The center part of the graph resembles a steep linear function, but as it moves from the center toward the edges, the line becomes squeezed around 0 and 1. The function used by logistic regression is the sigmoid function, which is characterized by its distinct sigmoid curve shape.
Sigmoid Formula
The sigmoid function contains a linear function component in the denominator.
$$f(x) = \frac{1}{1+e^{-ax + b}}$$
When you think "in functions", it's the same old linear regression piped to the sigmoid function, which, as you would expect, is covered by the Nx library - Nx.sigmoid/1
. So, we have a linear function, weights, and ready-to-go sigmoid function. It looks quite familiar. The difference is the output which can be anything between 0 and 1. In Machine Learning and statistics, we call it a logit.
Logit describes the probability, so it's kind of a scaled regression. Making a classifier out of it is pretty easy - after applying a sigmoid function, all you need to do is set some threshold like 0.5 and check if the value is greater than it (1 or "true") or lesser (0 or "false"). That's it!
Cost Function
In terms of the cost function, it turns out it's a totally different story than for linear regression. Recall that for linear regression Mean Squared Errors (MSE) method was the best option, which always converged to one, global minimum (Convex Function).
For logistic regression, MSE will have many local minima (it's non-convex), so it won't work. Fortunately, Binary Cross-entropy fits perfectly for classifiers as logistic regression.
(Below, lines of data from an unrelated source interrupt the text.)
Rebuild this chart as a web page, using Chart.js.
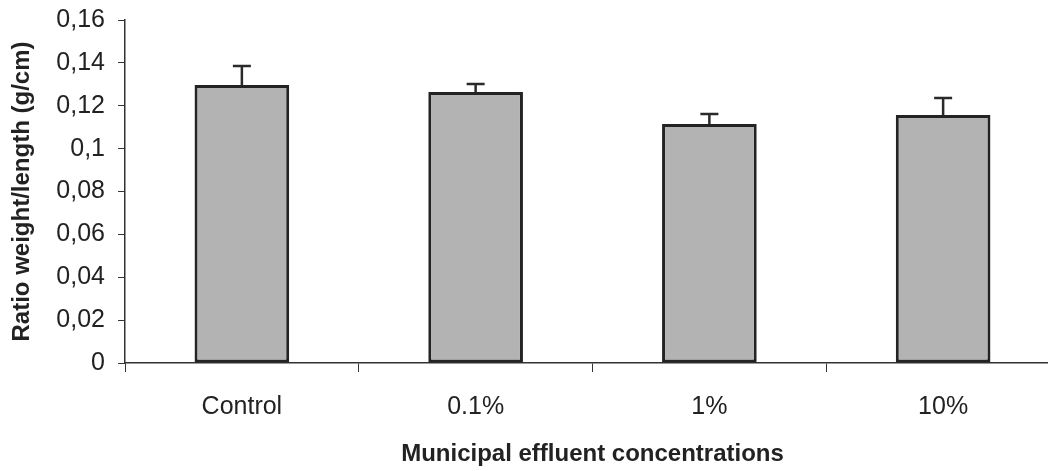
<!DOCTYPE html>
<html>
<head>
<meta charset="utf-8">
<script src="https://cdn.jsdelivr.net/npm/chart.js@4/dist/chart.umd.min.js"></script>
<style>
  html, body { margin: 0; padding: 0; background: #fff; overflow: hidden; }
  #wrap { width: 1060px; height: 471px; position: relative; }
</style>
</head>
<body>
<div id="wrap"><canvas id="c"></canvas></div>
<script>
const categories = ['Control', '0.1%', '1%', '10%'];
const meanValues = [0.1297, 0.1264, 0.1115, 0.1157];
const errorValues = [0.0088, 0.0037, 0.0046, 0.0079];
const yTickValues = [0, 0.02, 0.04, 0.06, 0.08, 0.1, 0.12, 0.14, 0.16];
const yTickLabels = ['0', '0,02', '0,04', '0,06', '0,08', '0,1', '0,12', '0,14', '0,16'];

const errorBarPlugin = {
  id: 'errorBars',
  afterDatasetsDraw(chart) {
    const ctx = chart.ctx;
    const meta = chart.getDatasetMeta(0);
    const y = chart.scales.y;
    ctx.save();
    ctx.strokeStyle = '#2a2a2a';
    ctx.lineWidth = 2.5;
    meta.data.forEach((bar, i) => {
      const x = bar.x;
      const yTop = y.getPixelForValue(meanValues[i] + errorValues[i]);
      const yBase = y.getPixelForValue(meanValues[i]);
      ctx.beginPath();
      ctx.moveTo(x, yBase);
      ctx.lineTo(x, yTop);
      ctx.moveTo(x - 9, yTop);
      ctx.lineTo(x + 9, yTop);
      ctx.stroke();
    });
    ctx.restore();
  }
};

new Chart(document.getElementById('c'), {
  type: 'bar',
  data: {
    labels: categories,
    datasets: [{
      data: meanValues,
      backgroundColor: '#b3b3b3',
      borderColor: '#232323',
      borderWidth: 3,
      borderSkipped: false,
      barPercentage: 0.405,
      categoryPercentage: 1
    }]
  },
  options: {
    responsive: true,
    maintainAspectRatio: false,
    animation: false,
    layout: { padding: { top: 20, left: 0, right: 0, bottom: 0 } },
    plugins: { legend: { display: false }, tooltip: { enabled: false } },
    scales: {
      x: {
        grid: { display: true, drawOnChartArea: false, drawTicks: true, tickLength: 9, color: '#333', offset: true },
        border: { display: true, color: '#333', width: 1.5 },
        ticks: { color: '#222', font: { family: 'Liberation Sans, Arial', size: 25 }, padding: 20 },
        title: { display: true, text: 'Municipal effluent concentrations', color: '#222',
                 font: { family: 'Liberation Sans, Arial', size: 24, weight: 'bold' }, padding: { top: 0, bottom: 2 } },
        afterFit(scale) { scale.height = 108; scale.paddingLeft = 0; scale.paddingRight = 0; }
      },
      y: {
        min: 0,
        max: 0.16,
        afterBuildTicks(scale) { scale.ticks = yTickValues.map(v => ({ value: v })); },
        grid: { display: true, drawOnChartArea: false, drawTicks: true, tickLength: 7, color: '#333' },
        border: { display: true, color: '#333', width: 1.5 },
        ticks: {
          color: '#222', font: { family: 'Liberation Sans, Arial', size: 25 }, padding: 13,
          callback(value) { const i = yTickValues.findIndex(v => Math.abs(v - value) < 1e-9); return i >= 0 ? yTickLabels[i] : ''; }
        },
        title: { display: true, text: 'Ratio weight/length (g/cm)', color: '#222',
                 font: { family: 'Liberation Sans, Arial', size: 24, weight: 'bold' }, padding: { top: 8, bottom: 4 } },
        afterFit(scale) { scale.width = 125; scale.paddingTop = 0; scale.paddingBottom = 0; }
      }
    }
  },
  plugins: [errorBarPlugin]
});
</script>
</body>
</html>
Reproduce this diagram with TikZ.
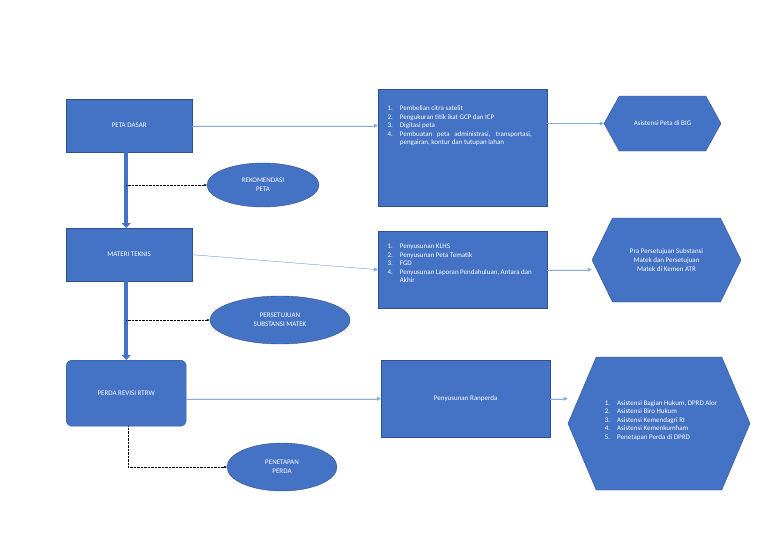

The formula of the loss function depends on the actual value, whether it's 1 or 0.
I used the following notation: y
is a prediction, y'
is an actual value and n
is a number of examples.
$$\frac{1}{n} \sum\limits_{i=1}^{n} - log(y_i), \text{ if } y_i'= 1$$
$$\frac{1}{n} \sum\limits_{i=1}^{n} - log(1 - y_i), \text{ if } y_i'= 0$$
Calculating the cost function in two steps, for the actual value of 0 and 1 is not too exciting. The good news is that there's a simplified formula that handles both cases.
$$-\frac{1}{n} \sum\limits_{i=1}^{n} y'_i log(y_i) + (1 - y')log(1 - y_i)$$
As you might expect, there's a vectorized version of the equation that you can put easily to Nx, though you have to be careful when typing.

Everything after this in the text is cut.